Saya malah berpikir kalau seandainya saya tak mampu memaafkan, Tuhan pasti mengerti bahwa saya tak mampu dan bahkan bisa semunafik itu. Bukan hanya mengerti, Tuhan yang saya percayai pasti tak akan mengingat dan mengungkit hal itu kalau seandainya saya, yang menjadi seorang munafik dalam memaafkan, meninggal.
Seorang teman bahkan menyarankan saya untuk membawa orang yang telah menyakiti saya di dalam doa-doa saya. Saya mencoba nasihat itu Nasihat tersulit yang pernah saya lakoni. Untuk menyebut namanya saja susahnya setengah mati.
Dan ketika saya curhat betapa susahnya menyebut nama orang yang saya benci, teman saya bercerita kalau Tuhan saja memaafkan dan melupakan dosa-dosa saya bagaimana saya bisa tak dapat melakukan hal yang sama?
Mendengar nasihat itu saya malah naik pitam sejadi-jadinya. Saya membalas nasihat itu dengan suara meninggi. ”Kalau memang Tuhan yang saya percayai itu melupakan dosa saya dan tidak lagi mengungkit ketidakmampuan saya untuk memaafkan, yaa..., berarti tidak mampu memaafkan dan menjadi munafik itu engmasalah, kan? Sesederhana itu, titik.”
Saya masih melanjutkan kekesalan itu. ”Dan enggak usah menyuruh saya memaafkan seperti Tuhan mampu memaafkan dan melupakan. Saya bukan Tuhan, malaikat pun tidak.” Mendengar jawaban yang dikeluarkan dengan nada tinggi itu, teman saya memilih tak bersuara lagi. Nurani bawel saya pun tak kedengaran kebawelannya.

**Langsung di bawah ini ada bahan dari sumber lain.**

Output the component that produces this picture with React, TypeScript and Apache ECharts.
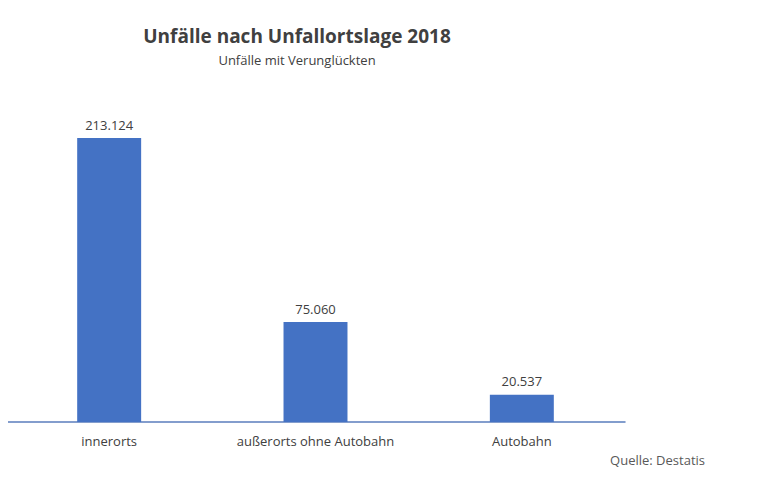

Satu hal yang saya rasakan, teman saya mengerti kalau tak ada gunanya melayani orang yang sedang tersakiti. Orang kalau tersakiti semua nasihat akan dilihat dari sudut tersakiti. Akibatnya, tak ada satu pun nasihat yang akan dianggap benar untuk disimak.
Pada suatu hari saya memutuskan untuk berhenti mendengarkan nasihat orang dan nurani bawel itu. Di hari itu saya berdoa bukan untuk diberi kemampuan menghilangkan kemunafikan, di hari itu saya tidak ngotot kepada Tuhan agar saya diberikan hati yang mampu memaafkan dengan legawa.
Di hari itu, saya menyerah. Dan saya tunduk kepada cara Tuhan saja untuk mengubah seorang munafik seperti saya menjadi seorang pemaaf yang sesungguhnya. Bukan pemaaf yang abal-abal dan bukan seseorang yang memaafkan musuhnya dengan strategi.